In monasteries, an emphasis is placed on establishing harmony through mindfulness and a consideration for others. Guests are invited to share in these observances of beautiful behavior and sensitivity.

Before entering a shrine room or living space, it is necessary to remove one’s shoes. Although visitors are not obliged to, there is the custom of bowing to the shrine or teacher. The triple bow, to the Buddha, Dhamma and Sangha, is usually done upon entering or leaving the meditation hall, dining hall or one’s dwelling (see: Añjali and Bowing below for how this is done). At the end of a formal meditation period, respect is also given to the senior monk with a triple bow.

When in the meditation hall, concern should be taken in moving with as little noise as possible. When sitting, one should avoid lolling and lounging and sitting with one’s back against the wall, especially during a Dhamma talk. Care should be taken not to point the feet at the shrine or at other people generally, as this can be considered impolite.

When offering something to a monk or nun or speaking with them, one should not stand over them, but rather approach them at the same level at which they are sitting.


Monks and nuns are allowed to collect and consume their daily meal in the period between dawn and midday. Anything they intend to eat or drink, except water, must be formally offered into the hands or placed on or into something in direct contact with the hands.

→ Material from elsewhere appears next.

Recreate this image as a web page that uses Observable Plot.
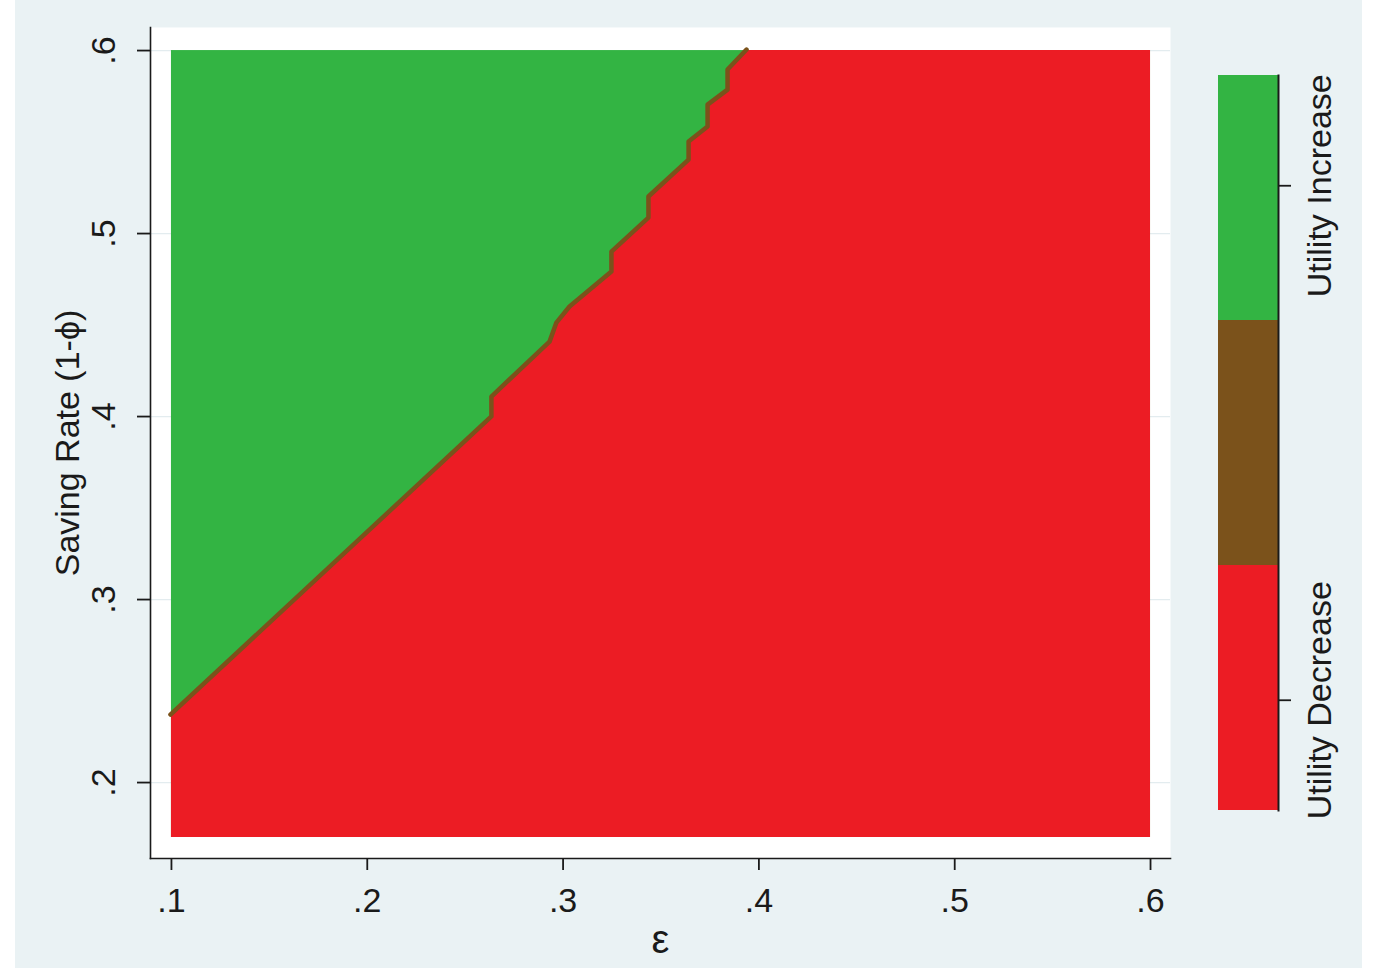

In our tradition, monks and nuns lead lives of total celibacy. This includes refraining from suggestive speech or physical contact with lustful intent, both of which are serious offenses against the Vinaya discipline. To avoid this and to prevent gossip or misunderstanding from arising, a monk has to be accompanied by another male whenever he is engaging in a long conversation with a woman. A similar rule applies for nuns.

Guests are asked to be sensitive to the proper mode of conduct for men and women within a monastic setting. Although male and female guests and visitors meet, work, and eat together, we ask that men not enter the women’s lodgings, or vice versa, without permission from the senior monk. We also ask male and female overnight guests to avoid physical contact with each other.

Terms of Address

The abbot is usually addressed as “Luang Por” (a Thai word which means “venerable father”). Any monk who has been ordained for at least ten years may be referred to as “Ajahn” (a Thai word derived from the Pāli word Ācariya meaning “teacher”). Other monks can be addressed as “Venerable” or the Thai equivalent, “Tahn.” Any monk, senior or junior can be called “Bhante,” a more general term of respect. These designations may or may not be followed by the ordained name of the individual. Nuns may be addressed as “Sister” or “Ayyā.” If they have been ordained for ten years or more, they may also be addressed as “Ajahn.”

Añjali and Bowing

“Añjali”’ is a gesture of respect. The hands are held together in prayer-like fashion raised to the slightly lowered forehead. To bow correctly, kneel with the buttocks on the heels and with the hands in añjali. Bring the palms to the floor about four inches apart, then bring the forehead down to touch between the palms, the elbows close to the knees. Bow three times. Please feel free to ask any monk to show you how this is done.

We hope that your stay will be peaceful and enriching to your spiritual life.